REQUEST —
Print out every line, exactly as written.

RAW DATA —
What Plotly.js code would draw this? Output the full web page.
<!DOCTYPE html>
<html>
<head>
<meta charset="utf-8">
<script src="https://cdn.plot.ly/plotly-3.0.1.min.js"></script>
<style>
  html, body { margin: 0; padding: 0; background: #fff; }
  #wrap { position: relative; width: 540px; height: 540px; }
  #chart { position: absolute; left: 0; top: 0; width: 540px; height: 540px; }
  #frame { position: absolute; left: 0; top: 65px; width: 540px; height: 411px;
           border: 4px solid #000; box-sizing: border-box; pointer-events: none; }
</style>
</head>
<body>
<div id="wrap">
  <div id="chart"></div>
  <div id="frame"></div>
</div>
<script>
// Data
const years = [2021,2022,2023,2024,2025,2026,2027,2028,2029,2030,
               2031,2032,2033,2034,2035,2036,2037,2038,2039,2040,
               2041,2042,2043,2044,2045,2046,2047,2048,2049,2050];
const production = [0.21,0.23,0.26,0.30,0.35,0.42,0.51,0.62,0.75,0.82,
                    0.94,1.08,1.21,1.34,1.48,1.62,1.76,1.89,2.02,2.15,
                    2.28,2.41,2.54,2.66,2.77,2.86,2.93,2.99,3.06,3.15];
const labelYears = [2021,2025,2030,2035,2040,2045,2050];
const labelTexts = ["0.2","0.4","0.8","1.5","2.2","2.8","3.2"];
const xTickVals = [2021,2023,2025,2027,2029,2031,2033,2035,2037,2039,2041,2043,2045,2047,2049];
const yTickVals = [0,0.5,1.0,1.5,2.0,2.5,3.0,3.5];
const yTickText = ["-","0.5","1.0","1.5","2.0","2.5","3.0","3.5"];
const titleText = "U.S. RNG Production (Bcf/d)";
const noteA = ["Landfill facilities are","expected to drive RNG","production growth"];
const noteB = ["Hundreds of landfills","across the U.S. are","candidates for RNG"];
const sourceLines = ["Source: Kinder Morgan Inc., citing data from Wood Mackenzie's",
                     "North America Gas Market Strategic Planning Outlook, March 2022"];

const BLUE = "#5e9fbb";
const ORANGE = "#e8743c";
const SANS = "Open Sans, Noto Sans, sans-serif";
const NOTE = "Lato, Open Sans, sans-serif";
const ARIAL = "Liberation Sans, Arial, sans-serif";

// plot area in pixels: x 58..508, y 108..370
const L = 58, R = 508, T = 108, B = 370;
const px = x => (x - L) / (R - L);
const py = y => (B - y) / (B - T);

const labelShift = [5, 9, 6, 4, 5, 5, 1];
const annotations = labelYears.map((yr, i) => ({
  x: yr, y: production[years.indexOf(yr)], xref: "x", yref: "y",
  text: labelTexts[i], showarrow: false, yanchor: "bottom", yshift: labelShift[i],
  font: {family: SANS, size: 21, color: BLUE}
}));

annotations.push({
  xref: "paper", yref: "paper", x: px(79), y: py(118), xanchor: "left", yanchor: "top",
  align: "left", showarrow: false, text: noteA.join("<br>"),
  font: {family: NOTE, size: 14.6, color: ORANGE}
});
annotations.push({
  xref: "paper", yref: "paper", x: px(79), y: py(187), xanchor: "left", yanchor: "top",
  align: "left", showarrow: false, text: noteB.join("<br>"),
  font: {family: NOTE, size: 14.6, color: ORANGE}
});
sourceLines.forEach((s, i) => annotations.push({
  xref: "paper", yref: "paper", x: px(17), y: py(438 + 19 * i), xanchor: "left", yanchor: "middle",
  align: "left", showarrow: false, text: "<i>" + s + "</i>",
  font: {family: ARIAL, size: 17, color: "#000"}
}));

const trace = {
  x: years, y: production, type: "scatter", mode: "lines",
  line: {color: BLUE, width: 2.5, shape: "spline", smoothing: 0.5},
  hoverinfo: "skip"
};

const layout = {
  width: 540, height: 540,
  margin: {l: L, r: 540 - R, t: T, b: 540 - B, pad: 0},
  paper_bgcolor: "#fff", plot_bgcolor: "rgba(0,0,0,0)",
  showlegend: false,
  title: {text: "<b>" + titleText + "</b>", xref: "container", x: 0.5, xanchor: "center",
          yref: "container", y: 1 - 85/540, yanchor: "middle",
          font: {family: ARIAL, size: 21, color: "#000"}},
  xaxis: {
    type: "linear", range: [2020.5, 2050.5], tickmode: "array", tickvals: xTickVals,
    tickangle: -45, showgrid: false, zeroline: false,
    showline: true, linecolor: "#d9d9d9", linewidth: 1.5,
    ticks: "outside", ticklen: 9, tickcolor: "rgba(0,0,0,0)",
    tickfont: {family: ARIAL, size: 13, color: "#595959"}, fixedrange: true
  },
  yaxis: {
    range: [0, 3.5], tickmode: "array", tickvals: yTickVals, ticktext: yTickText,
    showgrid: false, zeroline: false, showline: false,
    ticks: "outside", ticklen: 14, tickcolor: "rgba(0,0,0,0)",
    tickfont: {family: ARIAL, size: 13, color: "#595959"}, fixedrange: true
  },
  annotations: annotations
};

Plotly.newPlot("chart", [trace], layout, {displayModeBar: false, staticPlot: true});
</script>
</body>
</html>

EXERCISE RESULT —
What Plotly.js code would draw this? Output the full web page.
<!DOCTYPE html>
<html>
<head>
<meta charset="utf-8">
<script src="https://cdn.plot.ly/plotly-3.0.1.min.js"></script>
<style>
  html, body { margin: 0; padding: 0; background: #fff; }
  #wrap { position: relative; width: 540px; height: 540px; }
  #chart { position: absolute; left: 0; top: 0; width: 540px; height: 540px; }
  #frame { position: absolute; left: 0; top: 65px; width: 540px; height: 411px;
           border: 4px solid #000; box-sizing: border-box; pointer-events: none; }
</style>
</head>
<body>
<div id="wrap">
  <div id="chart"></div>
  <div id="frame"></div>
</div>
<script>
// Data
const years = [2021,2022,2023,2024,2025,2026,2027,2028,2029,2030,
               2031,2032,2033,2034,2035,2036,2037,2038,2039,2040,
               2041,2042,2043,2044,2045,2046,2047,2048,2049,2050];
const production = [0.21,0.23,0.26,0.30,0.35,0.42,0.51,0.62,0.75,0.82,
                    0.94,1.08,1.21,1.34,1.48,1.62,1.76,1.89,2.02,2.15,
                    2.28,2.41,2.54,2.66,2.77,2.86,2.93,2.99,3.06,3.15];
const labelYears = [2021,2025,2030,2035,2040,2045,2050];
const labelTexts = ["0.2","0.4","0.8","1.5","2.2","2.8","3.2"];
const xTickVals = [2021,2023,2025,2027,2029,2031,2033,2035,2037,2039,2041,2043,2045,2047,2049];
const yTickVals = [0,0.5,1.0,1.5,2.0,2.5,3.0,3.5];
const yTickText = ["-","0.5","1.0","1.5","2.0","2.5","3.0","3.5"];
const titleText = "U.S. RNG Production (Bcf/d)";
const noteA = ["Landfill facilities are","expected to drive RNG","production growth"];
const noteB = ["Hundreds of landfills","across the U.S. are","candidates for RNG"];
const sourceLines = ["Source: Kinder Morgan Inc., citing data from Wood Mackenzie's",
                     "North America Gas Market Strategic Planning Outlook, March 2022"];

const BLUE = "#5e9fbb";
const ORANGE = "#e8743c";
const SANS = "Open Sans, Noto Sans, sans-serif";
const NOTE = "Lato, Open Sans, sans-serif";
const ARIAL = "Liberation Sans, Arial, sans-serif";

// plot area in pixels: x 58..508, y 108..370
const L = 58, R = 508, T = 108, B = 370;
const px = x => (x - L) / (R - L);
const py = y => (B - y) / (B - T);

const labelShift = [5, 9, 6, 4, 5, 5, 1];
const annotations = labelYears.map((yr, i) => ({
  x: yr, y: production[years.indexOf(yr)], xref: "x", yref: "y",
  text: labelTexts[i], showarrow: false, yanchor: "bottom", yshift: labelShift[i],
  font: {family: SANS, size: 21, color: BLUE}
}));

annotations.push({
  xref: "paper", yref: "paper", x: px(79), y: py(118), xanchor: "left", yanchor: "top",
  align: "left", showarrow: false, text: noteA.join("<br>"),
  font: {family: NOTE, size: 14.6, color: ORANGE}
});
annotations.push({
  xref: "paper", yref: "paper", x: px(79), y: py(187), xanchor: "left", yanchor: "top",
  align: "left", showarrow: false, text: noteB.join("<br>"),
  font: {family: NOTE, size: 14.6, color: ORANGE}
});
sourceLines.forEach((s, i) => annotations.push({
  xref: "paper", yref: "paper", x: px(17), y: py(438 + 19 * i), xanchor: "left", yanchor: "middle",
  align: "left", showarrow: false, text: "<i>" + s + "</i>",
  font: {family: ARIAL, size: 17, color: "#000"}
}));

const trace = {
  x: years, y: production, type: "scatter", mode: "lines",
  line: {color: BLUE, width: 2.5, shape: "spline", smoothing: 0.5},
  hoverinfo: "skip"
};

const layout = {
  width: 540, height: 540,
  margin: {l: L, r: 540 - R, t: T, b: 540 - B, pad: 0},
  paper_bgcolor: "#fff", plot_bgcolor: "rgba(0,0,0,0)",
  showlegend: false,
  title: {text: "<b>" + titleText + "</b>", xref: "container", x: 0.5, xanchor: "center",
          yref: "container", y: 1 - 85/540, yanchor: "middle",
          font: {family: ARIAL, size: 21, color: "#000"}},
  xaxis: {
    type: "linear", range: [2020.5, 2050.5], tickmode: "array", tickvals: xTickVals,
    tickangle: -45, showgrid: false, zeroline: false,
    showline: true, linecolor: "#d9d9d9", linewidth: 1.5,
    ticks: "outside", ticklen: 9, tickcolor: "rgba(0,0,0,0)",
    tickfont: {family: ARIAL, size: 13, color: "#595959"}, fixedrange: true
  },
  yaxis: {
    range: [0, 3.5], tickmode: "array", tickvals: yTickVals, ticktext: yTickText,
    showgrid: false, zeroline: false, showline: false,
    ticks: "outside", ticklen: 14, tickcolor: "rgba(0,0,0,0)",
    tickfont: {family: ARIAL, size: 13, color: "#595959"}, fixedrange: true
  },
  annotations: annotations
};

Plotly.newPlot("chart", [trace], layout, {displayModeBar: false, staticPlot: true});
</script>
</body>
</html>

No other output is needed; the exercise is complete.